Meru Governor Peter Munya (right) and Party of National Unity executive director Paul Rukaria during the hearing of PNU-Jubilee merger case by a Political Parties Dispute Tribunal at Milimani Law Courts in Nairobi yesterday. (PHOTO: DAVID NJAAGA/ STANDARD)

The folding up of the Party of National Unity (PNU) to join President Uhuru Kenyatta’s Jubilee Party was unprocedural, a group told the Political Parties Tribunal.

PNU Secretary General John Anunda yesterday said that John Kamama, who declared the dissolution of the party, was not the chairman of the outfit.

He explained that Mr Kamama had not been gazetted by the Registrar of Political Parties and thus could not append his signature on the resolution for PNU to join Jubilee.

The secretary general also said that Kamama could not have given the green light for the party to fold up without the blessings from the National Delegates Council (NDC).

The tribunal heard that documents used by officials who were pro-merger had been ‘cooked’.

“There is nowhere that shows that Kamama is PNU chairman. The process was an illegality and the only remedy available is to declare the merger between Jubilee and PNU a nullity,” said Mr Anunda.

The Registrar of Political Parties Lucy Ndung’u told the tribunal that PNU officials protesting about the merger never raised any objection to the office.

Political Parties Tribunal heard that the seven day-window provided by the Political Parties Act for filing of complaints lapsed without any one raising questions about the merger.

The registrar, through lawyer Mark Oloo, said that gazetting of the merger was within the law and thus the case before the tribunal had no basis.

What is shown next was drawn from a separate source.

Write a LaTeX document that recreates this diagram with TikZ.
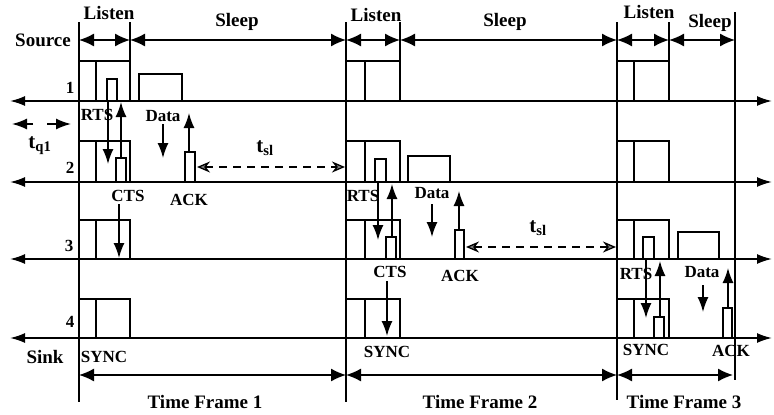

“They did not raise objections to the merger within the seven days,” the tribunal heard.

She said that she could have stopped the gazettement if they had raised complaints.

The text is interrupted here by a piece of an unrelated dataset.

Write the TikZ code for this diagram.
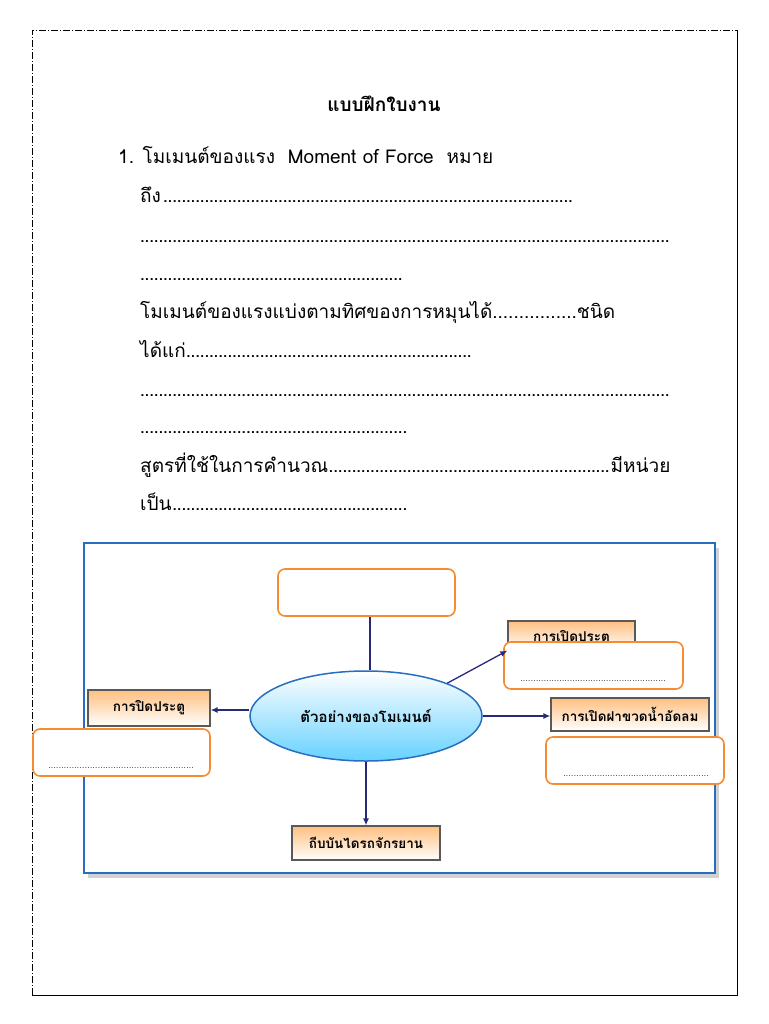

The registrar said that she had to gazette the dissolution the following day after the announcement of the merger since there could have been a vacuum in respect to President Uhuru Kenyatta and his deputy William Ruto.

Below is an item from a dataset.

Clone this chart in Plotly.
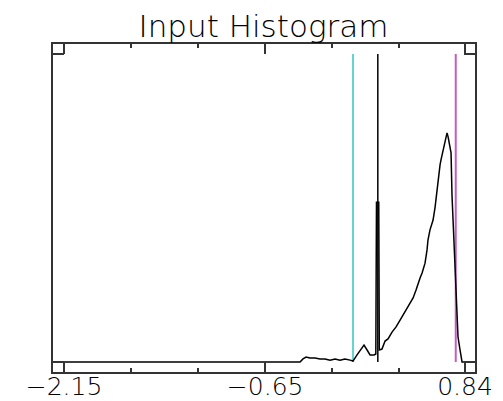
import plotly.graph_objects as go

# Histogram curve (bin value, normalised frequency)
hist_x = [-2.15, -0.390, -0.368, -0.345, -0.316, -0.278, -0.241, -0.204, -0.166, -0.129,
          -0.092, -0.055, -0.017, 0.005, 0.035, 0.065, 0.087, 0.110, 0.132, 0.162,
          0.175, 0.180, 0.197, 0.201, 0.221, 0.244, 0.266, 0.296, 0.326, 0.356,
          0.385, 0.415, 0.453, 0.475, 0.490, 0.505, 0.520, 0.542, 0.557, 0.564,
          0.579, 0.602, 0.617, 0.631, 0.639, 0.654, 0.661, 0.676, 0.691, 0.699,
          0.706, 0.714, 0.721, 0.736, 0.743, 0.751, 0.766, 0.773, 0.781, 0.788,
          0.803, 0.811, 0.818, 0.840]
hist_y = [0.0, 0.0, 0.010, 0.016, 0.013, 0.013, 0.010, 0.010, 0.006, 0.010,
          0.006, 0.010, 0.006, 0.003, 0.023, 0.042, 0.055, 0.039, 0.023, 0.023,
          0.026, 0.519, 0.519, 0.039, 0.042, 0.068, 0.075, 0.097, 0.114, 0.136,
          0.159, 0.179, 0.208, 0.234, 0.256, 0.273, 0.289, 0.321, 0.364, 0.396,
          0.429, 0.461, 0.503, 0.558, 0.601, 0.640, 0.656, 0.688, 0.714, 0.727,
          0.744, 0.731, 0.714, 0.679, 0.542, 0.451, 0.315, 0.201, 0.136, 0.081,
          0.039, 0.019, 0.0, 0.0]

# Marker lines
marker_x = [0.005, 0.19, 0.771]
marker_colors = ["#63d4d4", "#000000", "#c45cc4"]
marker_widths = [2, 1.5, 2]

major_ticks = [-2.15, -0.65, 0.84]
major_labels = ["\u22122.15", "\u22120.65", "0.84"]
minor_ticks = [-1.65, -1.15, -0.15, 0.35]

title_text = "Input Histogram"

fig = go.Figure()

for mx, mc, mw in zip(marker_x, marker_colors, marker_widths):
    fig.add_trace(go.Scatter(x=[mx, mx], y=[0, 1], mode="lines",
                             line=dict(color=mc, width=mw), showlegend=False,
                             hoverinfo="skip"))

fig.add_trace(go.Scatter(x=hist_x, y=hist_y, mode="lines",
                         line=dict(color="black", width=1.5), showlegend=False))

axis_font = dict(family="DejaVu Sans", size=25, color="black", weight=200)

# page body has an 8px margin, so the figure is laid out 8px smaller
fig.update_layout(
    width=495, height=393,
    margin=dict(l=45, r=28, t=36, b=29, pad=0, autoexpand=False),
    paper_bgcolor="white", plot_bgcolor="white",
    title=dict(text=title_text, x=(263.5 - 8) / 495, xanchor="center", yref="container",
               y=1 - 18 / 393, yanchor="middle", automargin=False,
               font=dict(family="DejaVu Sans", size=31, color="black", weight=200)),
    xaxis=dict(range=[-2.232, 0.9146], showgrid=False, zeroline=False, automargin=False,
               showline=True, linecolor="#333", linewidth=2, mirror="ticks",
               ticks="inside", ticklen=10, tickwidth=1.5, tickcolor="#333",
               tickmode="array", tickvals=major_ticks, ticktext=major_labels,
               tickfont=axis_font, ticklabelstandoff=-9,
               minor=dict(tickmode="array", tickvals=minor_ticks, ticks="inside",
                          ticklen=4, tickwidth=1.5, tickcolor="#333")),
    yaxis=dict(range=[-0.0325, 1.0325], showgrid=False, zeroline=False, automargin=False,
               showline=True, linecolor="#333", linewidth=2, mirror="ticks",
               ticks="inside", ticklen=11, tickwidth=1.5, tickcolor="#333",
               tickmode="array", tickvals=[0, 1], showticklabels=False),
)

fig.write_html("out.html")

“If we did not gazette the merger, someone could have come up and claimed that the president and his deputy did not have parties and thus ought not to lead the country,” he said.

Challenged

On the other hand, Kamama, through lawyer Hillary Sigei, told the tribunal that Anunda could not have signed the merger since his position was being challenged.

The lawyer said that his client ceased to be the chairman only after the merger of the parties.

Mr Sigei added that Kamama became PNU’s chairman in 2015 but was not gazetted.

The tribunal heard that Kamama had all along been acknowledged as the chairman but when the row erupted, the splinter group claimed he had been illegally operating as the chairman.

The lawyer said that wrangles within the party could not have blocked the merger.

The tribunal will rule on the case on October 26.